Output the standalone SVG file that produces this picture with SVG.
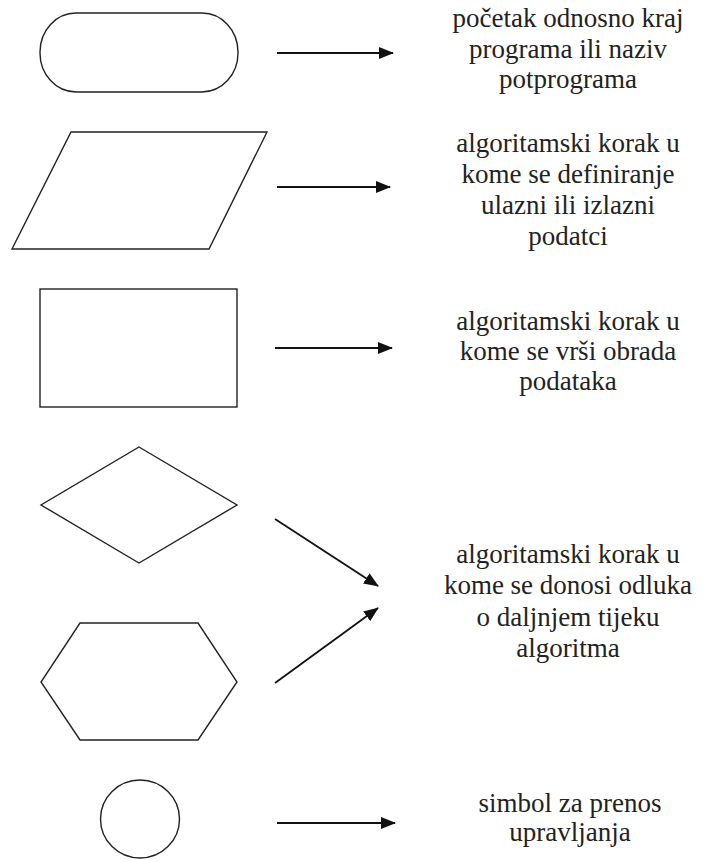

○ ○ ○ ○ ○

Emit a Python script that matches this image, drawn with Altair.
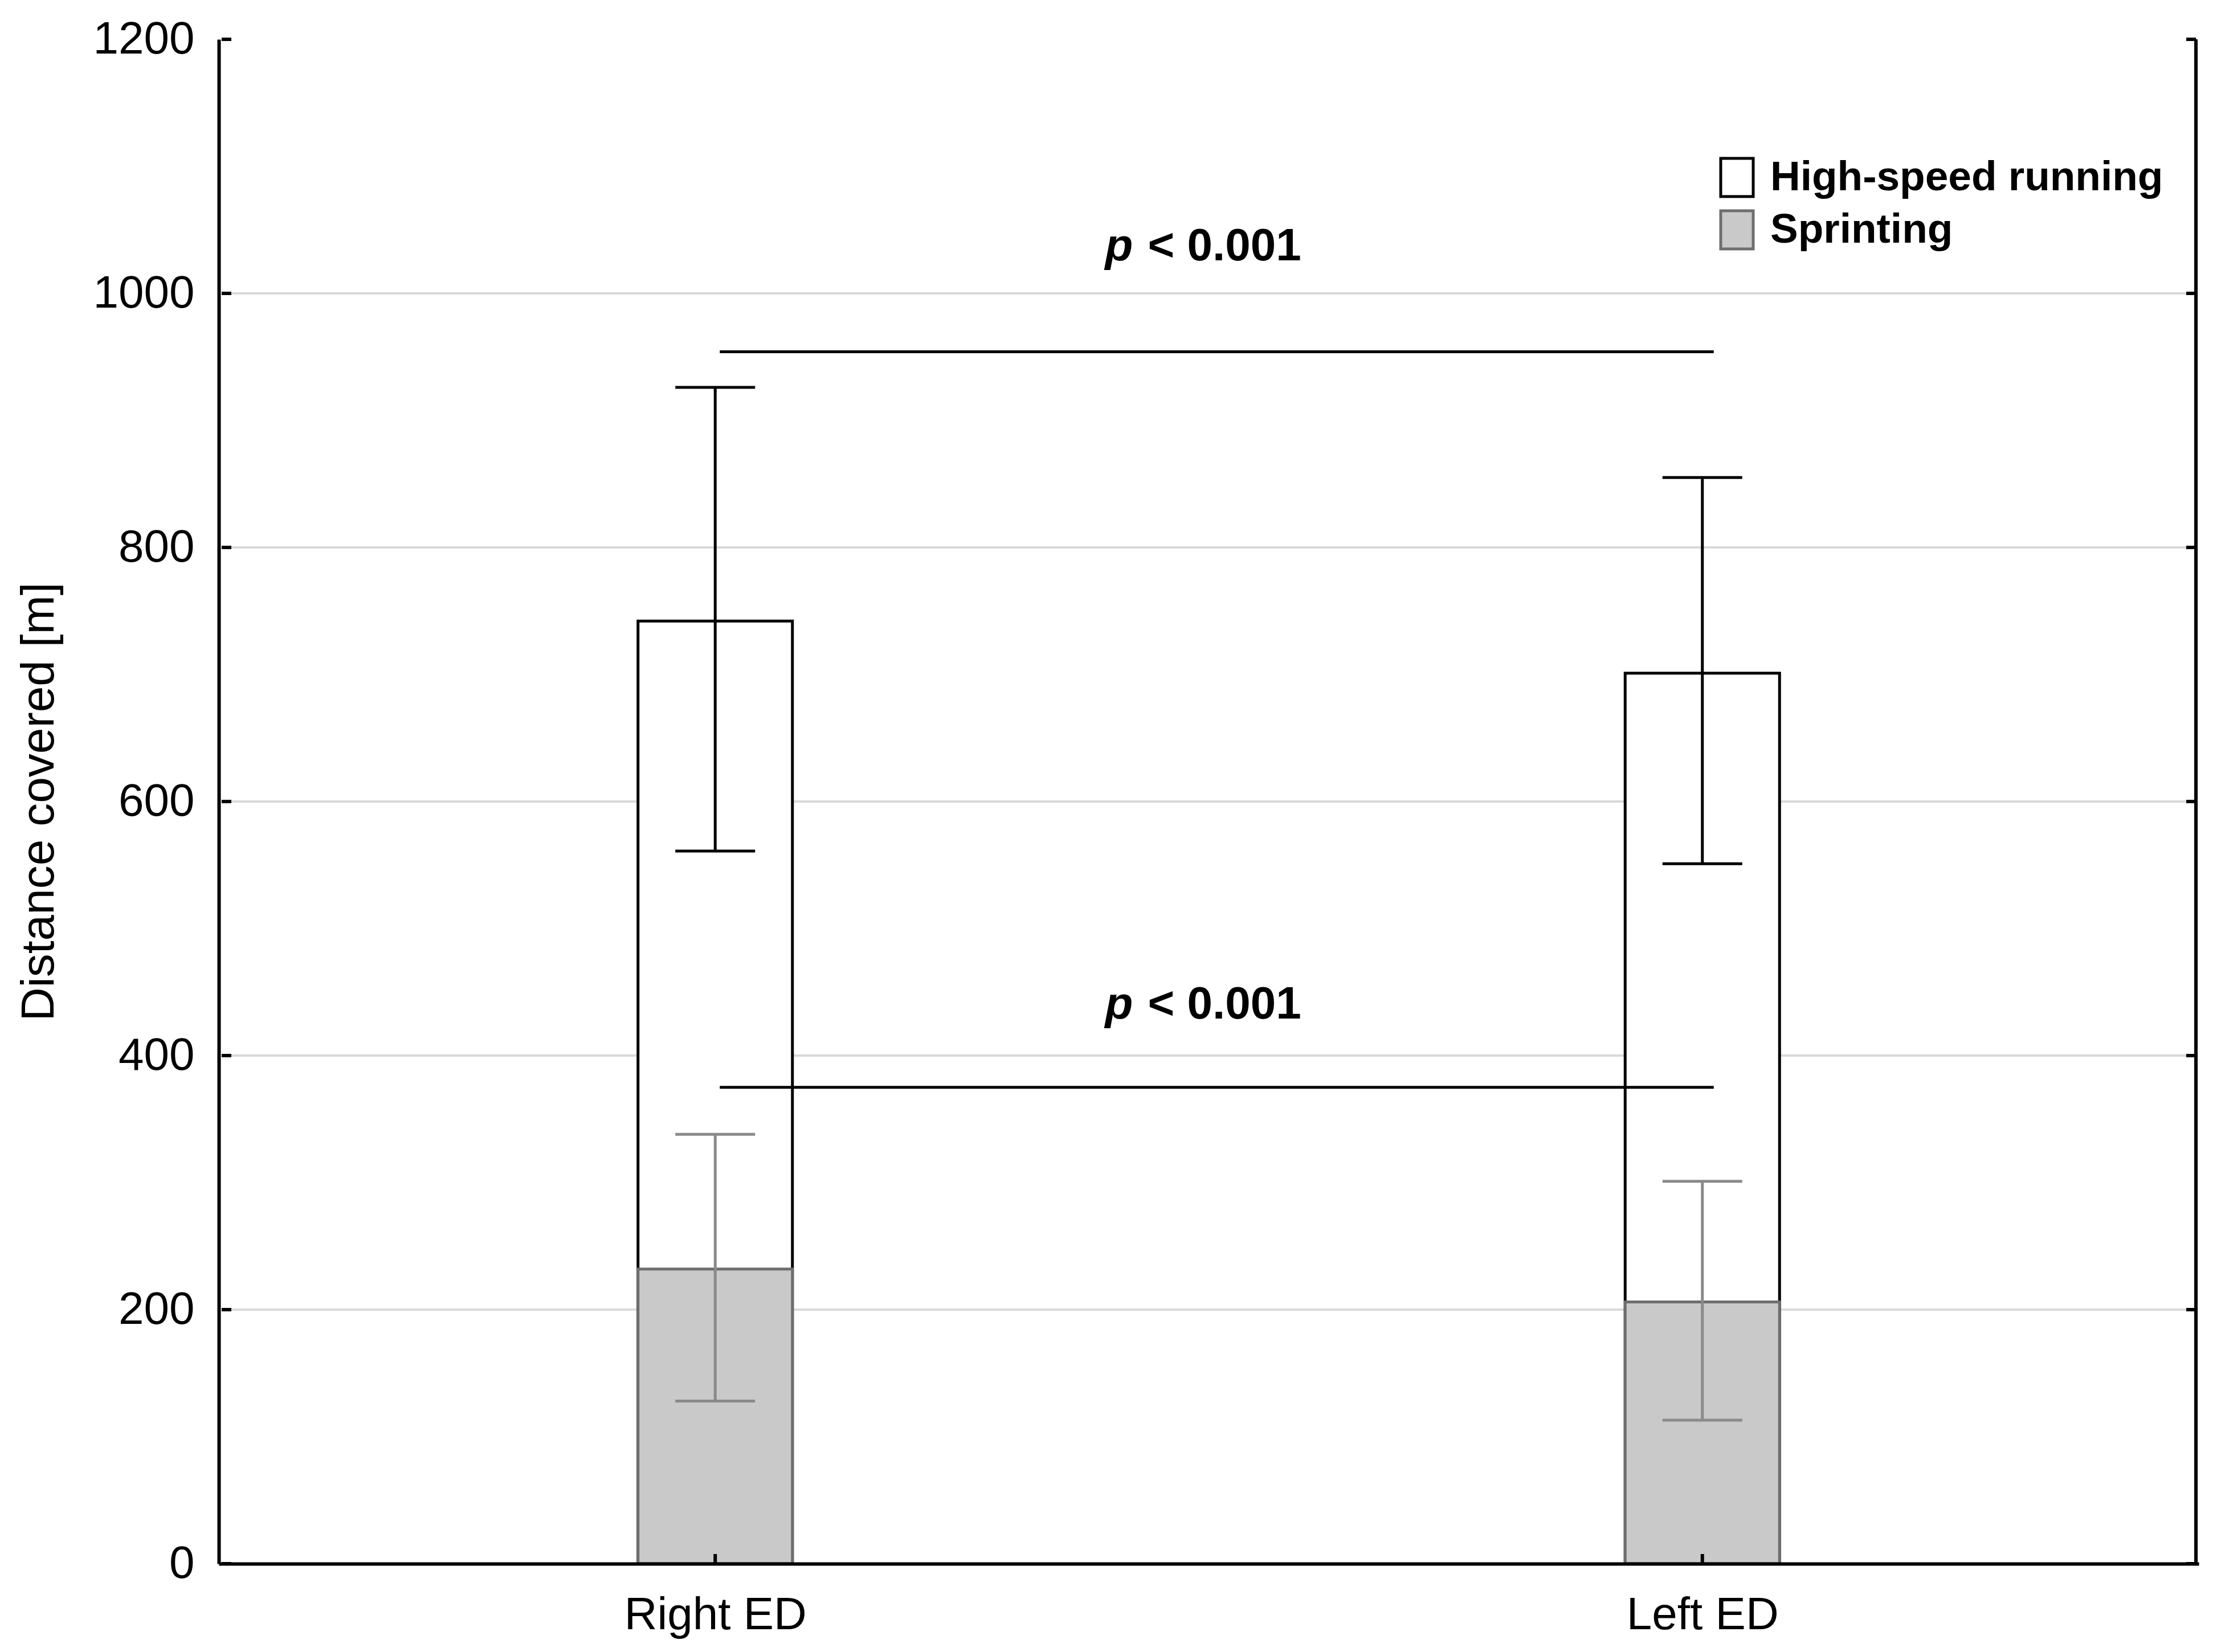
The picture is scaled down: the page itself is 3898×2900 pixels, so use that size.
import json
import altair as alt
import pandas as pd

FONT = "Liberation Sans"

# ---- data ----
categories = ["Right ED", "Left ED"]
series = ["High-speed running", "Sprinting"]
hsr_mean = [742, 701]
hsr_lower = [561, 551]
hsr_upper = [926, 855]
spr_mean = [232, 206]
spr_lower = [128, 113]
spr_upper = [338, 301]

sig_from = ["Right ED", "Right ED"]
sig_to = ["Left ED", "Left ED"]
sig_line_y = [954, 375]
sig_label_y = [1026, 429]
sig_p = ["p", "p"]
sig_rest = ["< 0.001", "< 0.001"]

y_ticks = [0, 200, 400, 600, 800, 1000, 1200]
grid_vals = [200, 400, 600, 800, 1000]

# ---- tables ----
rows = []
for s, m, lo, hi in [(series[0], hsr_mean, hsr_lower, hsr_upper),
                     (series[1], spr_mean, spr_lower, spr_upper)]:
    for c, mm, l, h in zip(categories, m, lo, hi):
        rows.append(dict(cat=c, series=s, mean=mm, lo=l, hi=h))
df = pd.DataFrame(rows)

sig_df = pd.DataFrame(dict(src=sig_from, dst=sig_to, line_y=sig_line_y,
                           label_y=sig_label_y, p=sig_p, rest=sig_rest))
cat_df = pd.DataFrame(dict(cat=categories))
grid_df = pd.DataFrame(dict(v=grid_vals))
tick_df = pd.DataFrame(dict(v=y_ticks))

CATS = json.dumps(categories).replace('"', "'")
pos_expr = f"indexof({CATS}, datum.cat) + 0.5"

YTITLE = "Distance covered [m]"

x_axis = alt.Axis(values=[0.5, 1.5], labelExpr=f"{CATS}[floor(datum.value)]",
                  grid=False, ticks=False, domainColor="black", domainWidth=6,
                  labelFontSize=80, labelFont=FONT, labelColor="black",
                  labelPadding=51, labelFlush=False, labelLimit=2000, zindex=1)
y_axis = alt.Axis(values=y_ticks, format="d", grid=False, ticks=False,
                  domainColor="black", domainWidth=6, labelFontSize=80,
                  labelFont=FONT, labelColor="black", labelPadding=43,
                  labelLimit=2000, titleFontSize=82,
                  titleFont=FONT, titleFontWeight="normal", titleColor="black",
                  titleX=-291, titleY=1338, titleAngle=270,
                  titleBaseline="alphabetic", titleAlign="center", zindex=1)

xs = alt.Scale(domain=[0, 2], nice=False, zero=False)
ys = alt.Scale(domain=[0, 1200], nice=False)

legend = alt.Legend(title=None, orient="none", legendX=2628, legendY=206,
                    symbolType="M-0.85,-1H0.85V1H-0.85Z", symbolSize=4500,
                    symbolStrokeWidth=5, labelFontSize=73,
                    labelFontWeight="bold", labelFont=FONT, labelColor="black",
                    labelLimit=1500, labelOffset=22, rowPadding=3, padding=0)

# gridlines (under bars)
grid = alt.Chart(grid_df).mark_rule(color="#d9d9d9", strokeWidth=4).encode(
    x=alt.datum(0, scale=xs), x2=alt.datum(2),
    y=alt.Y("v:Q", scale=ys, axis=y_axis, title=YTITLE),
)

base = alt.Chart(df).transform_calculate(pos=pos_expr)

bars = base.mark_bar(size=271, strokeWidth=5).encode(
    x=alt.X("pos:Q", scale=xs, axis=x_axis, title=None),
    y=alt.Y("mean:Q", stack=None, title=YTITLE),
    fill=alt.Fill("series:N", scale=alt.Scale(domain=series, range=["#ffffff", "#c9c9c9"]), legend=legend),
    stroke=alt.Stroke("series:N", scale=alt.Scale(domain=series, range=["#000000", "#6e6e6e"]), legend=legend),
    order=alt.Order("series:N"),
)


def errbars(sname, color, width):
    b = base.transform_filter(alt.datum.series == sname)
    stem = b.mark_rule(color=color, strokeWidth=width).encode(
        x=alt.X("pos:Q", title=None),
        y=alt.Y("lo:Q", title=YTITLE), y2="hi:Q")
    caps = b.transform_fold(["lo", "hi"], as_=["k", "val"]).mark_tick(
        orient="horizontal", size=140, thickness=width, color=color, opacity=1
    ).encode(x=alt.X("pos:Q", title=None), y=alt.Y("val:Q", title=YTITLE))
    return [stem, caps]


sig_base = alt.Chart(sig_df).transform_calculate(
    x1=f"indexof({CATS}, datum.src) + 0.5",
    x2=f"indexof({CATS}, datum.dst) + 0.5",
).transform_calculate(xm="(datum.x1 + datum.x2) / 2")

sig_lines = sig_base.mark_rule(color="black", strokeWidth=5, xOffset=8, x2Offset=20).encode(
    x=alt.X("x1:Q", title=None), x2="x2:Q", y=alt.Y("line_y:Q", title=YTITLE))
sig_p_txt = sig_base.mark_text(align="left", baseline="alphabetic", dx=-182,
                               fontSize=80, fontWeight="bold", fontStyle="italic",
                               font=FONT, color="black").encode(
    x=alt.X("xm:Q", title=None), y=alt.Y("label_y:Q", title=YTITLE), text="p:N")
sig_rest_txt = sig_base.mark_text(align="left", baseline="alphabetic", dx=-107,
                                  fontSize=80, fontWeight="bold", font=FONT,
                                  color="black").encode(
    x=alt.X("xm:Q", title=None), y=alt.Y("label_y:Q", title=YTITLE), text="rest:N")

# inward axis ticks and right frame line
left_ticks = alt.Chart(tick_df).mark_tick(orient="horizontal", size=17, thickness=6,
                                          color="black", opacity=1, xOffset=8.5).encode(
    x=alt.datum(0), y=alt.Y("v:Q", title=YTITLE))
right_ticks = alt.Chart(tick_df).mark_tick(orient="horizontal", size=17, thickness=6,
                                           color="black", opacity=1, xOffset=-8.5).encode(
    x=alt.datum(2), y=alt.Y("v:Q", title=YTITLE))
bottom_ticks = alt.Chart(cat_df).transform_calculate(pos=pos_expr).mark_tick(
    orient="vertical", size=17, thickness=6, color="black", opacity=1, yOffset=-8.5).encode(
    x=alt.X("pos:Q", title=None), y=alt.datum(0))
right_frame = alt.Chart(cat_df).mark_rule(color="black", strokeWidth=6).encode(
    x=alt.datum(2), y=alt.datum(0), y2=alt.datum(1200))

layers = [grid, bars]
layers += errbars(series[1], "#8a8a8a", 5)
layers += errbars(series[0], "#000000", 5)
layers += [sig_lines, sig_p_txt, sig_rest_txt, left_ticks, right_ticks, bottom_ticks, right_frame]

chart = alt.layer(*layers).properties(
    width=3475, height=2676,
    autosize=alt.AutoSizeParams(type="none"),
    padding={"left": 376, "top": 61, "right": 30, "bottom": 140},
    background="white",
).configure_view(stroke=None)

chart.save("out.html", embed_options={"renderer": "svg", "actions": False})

○ ○ ○ ○ ○

Work out how many lines above have the string "this" in them, and give only the number.

2